__Requirement__. Give an exact copy of every line, leaving images out.

__Raw data__.
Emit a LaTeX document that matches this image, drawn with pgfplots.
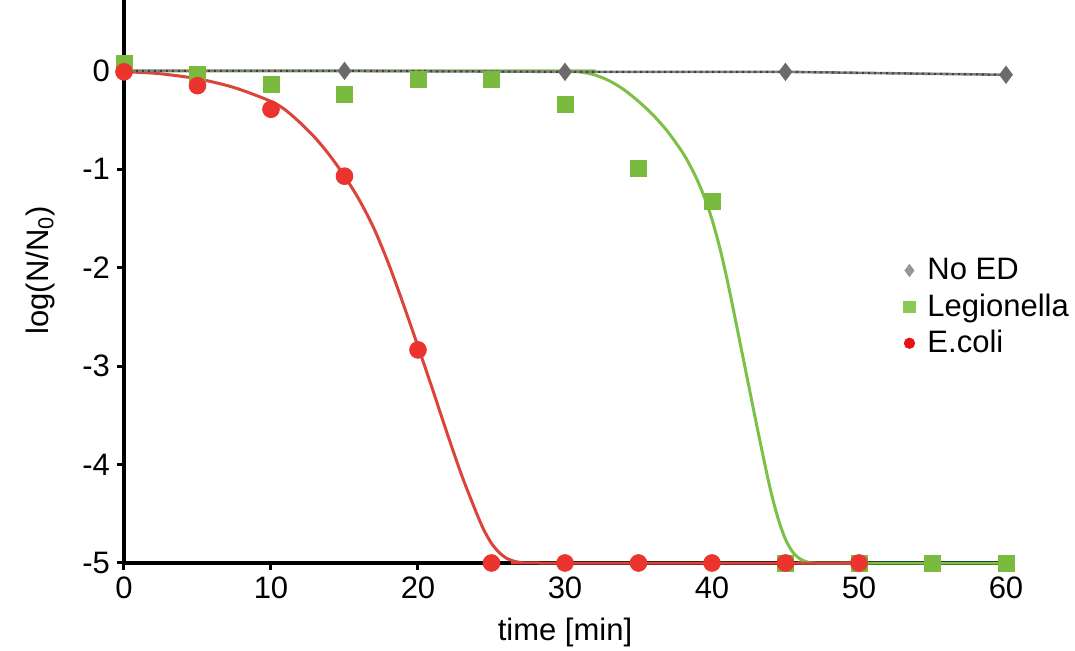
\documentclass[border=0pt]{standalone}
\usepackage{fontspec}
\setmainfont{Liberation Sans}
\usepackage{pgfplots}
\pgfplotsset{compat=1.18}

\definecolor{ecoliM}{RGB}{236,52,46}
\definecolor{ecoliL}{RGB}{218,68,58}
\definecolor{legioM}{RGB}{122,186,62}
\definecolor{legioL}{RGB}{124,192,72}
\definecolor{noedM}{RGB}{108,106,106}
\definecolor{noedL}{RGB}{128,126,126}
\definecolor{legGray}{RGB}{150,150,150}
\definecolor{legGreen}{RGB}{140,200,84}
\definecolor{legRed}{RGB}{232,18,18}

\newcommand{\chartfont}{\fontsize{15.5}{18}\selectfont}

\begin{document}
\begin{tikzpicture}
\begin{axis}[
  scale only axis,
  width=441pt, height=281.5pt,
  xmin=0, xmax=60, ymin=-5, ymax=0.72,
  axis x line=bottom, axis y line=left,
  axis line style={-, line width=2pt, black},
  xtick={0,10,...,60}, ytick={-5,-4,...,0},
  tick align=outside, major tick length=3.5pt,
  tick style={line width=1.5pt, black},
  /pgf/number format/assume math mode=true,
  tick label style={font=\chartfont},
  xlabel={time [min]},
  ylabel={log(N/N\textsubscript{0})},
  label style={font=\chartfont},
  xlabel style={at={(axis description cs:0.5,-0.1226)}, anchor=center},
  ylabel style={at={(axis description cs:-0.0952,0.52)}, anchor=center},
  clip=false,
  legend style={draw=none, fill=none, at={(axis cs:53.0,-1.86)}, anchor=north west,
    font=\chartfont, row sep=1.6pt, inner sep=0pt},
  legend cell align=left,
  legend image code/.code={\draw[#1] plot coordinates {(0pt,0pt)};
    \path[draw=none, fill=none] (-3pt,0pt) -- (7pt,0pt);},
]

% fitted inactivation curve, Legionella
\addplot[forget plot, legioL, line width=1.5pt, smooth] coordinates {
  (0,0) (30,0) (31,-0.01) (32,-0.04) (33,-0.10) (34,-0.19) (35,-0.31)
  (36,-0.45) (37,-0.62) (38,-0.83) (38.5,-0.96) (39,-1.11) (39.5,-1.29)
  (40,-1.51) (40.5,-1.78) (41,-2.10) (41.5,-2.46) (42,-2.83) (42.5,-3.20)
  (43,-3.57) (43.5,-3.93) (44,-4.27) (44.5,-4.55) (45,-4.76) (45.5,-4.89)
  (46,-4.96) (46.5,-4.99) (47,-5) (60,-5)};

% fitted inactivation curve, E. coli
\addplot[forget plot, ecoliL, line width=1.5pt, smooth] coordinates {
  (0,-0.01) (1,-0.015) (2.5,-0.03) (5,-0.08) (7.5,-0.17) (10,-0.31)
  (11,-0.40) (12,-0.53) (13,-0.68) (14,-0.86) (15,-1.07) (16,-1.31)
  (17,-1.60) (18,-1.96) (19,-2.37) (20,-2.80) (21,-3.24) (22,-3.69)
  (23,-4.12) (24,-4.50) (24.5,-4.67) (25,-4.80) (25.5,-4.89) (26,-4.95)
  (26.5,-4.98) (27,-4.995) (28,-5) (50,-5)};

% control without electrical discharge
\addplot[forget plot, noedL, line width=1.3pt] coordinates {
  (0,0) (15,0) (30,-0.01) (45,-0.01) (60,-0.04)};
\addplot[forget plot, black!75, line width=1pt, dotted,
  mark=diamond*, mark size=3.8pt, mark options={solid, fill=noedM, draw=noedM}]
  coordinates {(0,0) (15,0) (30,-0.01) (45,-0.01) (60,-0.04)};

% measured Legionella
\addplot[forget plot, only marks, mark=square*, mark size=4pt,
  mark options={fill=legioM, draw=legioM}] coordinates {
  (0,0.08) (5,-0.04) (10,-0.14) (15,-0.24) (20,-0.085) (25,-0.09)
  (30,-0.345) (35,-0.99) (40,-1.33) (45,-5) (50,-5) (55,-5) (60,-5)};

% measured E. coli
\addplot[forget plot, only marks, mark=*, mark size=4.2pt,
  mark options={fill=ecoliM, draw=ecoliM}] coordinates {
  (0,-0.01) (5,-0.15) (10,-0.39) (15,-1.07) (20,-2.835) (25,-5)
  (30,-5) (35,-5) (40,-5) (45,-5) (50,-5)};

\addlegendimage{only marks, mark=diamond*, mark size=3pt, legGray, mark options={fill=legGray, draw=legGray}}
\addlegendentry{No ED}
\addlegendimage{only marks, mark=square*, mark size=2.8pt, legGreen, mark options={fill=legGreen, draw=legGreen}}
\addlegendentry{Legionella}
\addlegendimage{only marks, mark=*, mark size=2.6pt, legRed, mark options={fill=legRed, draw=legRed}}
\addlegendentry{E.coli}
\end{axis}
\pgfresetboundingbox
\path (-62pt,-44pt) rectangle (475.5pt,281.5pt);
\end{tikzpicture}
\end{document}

__Solution__.
Emit a LaTeX document that matches this image, drawn with pgfplots.
\documentclass[border=0pt]{standalone}
\usepackage{fontspec}
\setmainfont{Liberation Sans}
\usepackage{pgfplots}
\pgfplotsset{compat=1.18}

\definecolor{ecoliM}{RGB}{236,52,46}
\definecolor{ecoliL}{RGB}{218,68,58}
\definecolor{legioM}{RGB}{122,186,62}
\definecolor{legioL}{RGB}{124,192,72}
\definecolor{noedM}{RGB}{108,106,106}
\definecolor{noedL}{RGB}{128,126,126}
\definecolor{legGray}{RGB}{150,150,150}
\definecolor{legGreen}{RGB}{140,200,84}
\definecolor{legRed}{RGB}{232,18,18}

\newcommand{\chartfont}{\fontsize{15.5}{18}\selectfont}

\begin{document}
\begin{tikzpicture}
\begin{axis}[
  scale only axis,
  width=441pt, height=281.5pt,
  xmin=0, xmax=60, ymin=-5, ymax=0.72,
  axis x line=bottom, axis y line=left,
  axis line style={-, line width=2pt, black},
  xtick={0,10,...,60}, ytick={-5,-4,...,0},
  tick align=outside, major tick length=3.5pt,
  tick style={line width=1.5pt, black},
  /pgf/number format/assume math mode=true,
  tick label style={font=\chartfont},
  xlabel={time [min]},
  ylabel={log(N/N\textsubscript{0})},
  label style={font=\chartfont},
  xlabel style={at={(axis description cs:0.5,-0.1226)}, anchor=center},
  ylabel style={at={(axis description cs:-0.0952,0.52)}, anchor=center},
  clip=false,
  legend style={draw=none, fill=none, at={(axis cs:53.0,-1.86)}, anchor=north west,
    font=\chartfont, row sep=1.6pt, inner sep=0pt},
  legend cell align=left,
  legend image code/.code={\draw[#1] plot coordinates {(0pt,0pt)};
    \path[draw=none, fill=none] (-3pt,0pt) -- (7pt,0pt);},
]

% fitted inactivation curve, Legionella
\addplot[forget plot, legioL, line width=1.5pt, smooth] coordinates {
  (0,0) (30,0) (31,-0.01) (32,-0.04) (33,-0.10) (34,-0.19) (35,-0.31)
  (36,-0.45) (37,-0.62) (38,-0.83) (38.5,-0.96) (39,-1.11) (39.5,-1.29)
  (40,-1.51) (40.5,-1.78) (41,-2.10) (41.5,-2.46) (42,-2.83) (42.5,-3.20)
  (43,-3.57) (43.5,-3.93) (44,-4.27) (44.5,-4.55) (45,-4.76) (45.5,-4.89)
  (46,-4.96) (46.5,-4.99) (47,-5) (60,-5)};

% fitted inactivation curve, E. coli
\addplot[forget plot, ecoliL, line width=1.5pt, smooth] coordinates {
  (0,-0.01) (1,-0.015) (2.5,-0.03) (5,-0.08) (7.5,-0.17) (10,-0.31)
  (11,-0.40) (12,-0.53) (13,-0.68) (14,-0.86) (15,-1.07) (16,-1.31)
  (17,-1.60) (18,-1.96) (19,-2.37) (20,-2.80) (21,-3.24) (22,-3.69)
  (23,-4.12) (24,-4.50) (24.5,-4.67) (25,-4.80) (25.5,-4.89) (26,-4.95)
  (26.5,-4.98) (27,-4.995) (28,-5) (50,-5)};

% control without electrical discharge
\addplot[forget plot, noedL, line width=1.3pt] coordinates {
  (0,0) (15,0) (30,-0.01) (45,-0.01) (60,-0.04)};
\addplot[forget plot, black!75, line width=1pt, dotted,
  mark=diamond*, mark size=3.8pt, mark options={solid, fill=noedM, draw=noedM}]
  coordinates {(0,0) (15,0) (30,-0.01) (45,-0.01) (60,-0.04)};

% measured Legionella
\addplot[forget plot, only marks, mark=square*, mark size=4pt,
  mark options={fill=legioM, draw=legioM}] coordinates {
  (0,0.08) (5,-0.04) (10,-0.14) (15,-0.24) (20,-0.085) (25,-0.09)
  (30,-0.345) (35,-0.99) (40,-1.33) (45,-5) (50,-5) (55,-5) (60,-5)};

% measured E. coli
\addplot[forget plot, only marks, mark=*, mark size=4.2pt,
  mark options={fill=ecoliM, draw=ecoliM}] coordinates {
  (0,-0.01) (5,-0.15) (10,-0.39) (15,-1.07) (20,-2.835) (25,-5)
  (30,-5) (35,-5) (40,-5) (45,-5) (50,-5)};

\addlegendimage{only marks, mark=diamond*, mark size=3pt, legGray, mark options={fill=legGray, draw=legGray}}
\addlegendentry{No ED}
\addlegendimage{only marks, mark=square*, mark size=2.8pt, legGreen, mark options={fill=legGreen, draw=legGreen}}
\addlegendentry{Legionella}
\addlegendimage{only marks, mark=*, mark size=2.6pt, legRed, mark options={fill=legRed, draw=legRed}}
\addlegendentry{E.coli}
\end{axis}
\pgfresetboundingbox
\path (-62pt,-44pt) rectangle (475.5pt,281.5pt);
\end{tikzpicture}
\end{document}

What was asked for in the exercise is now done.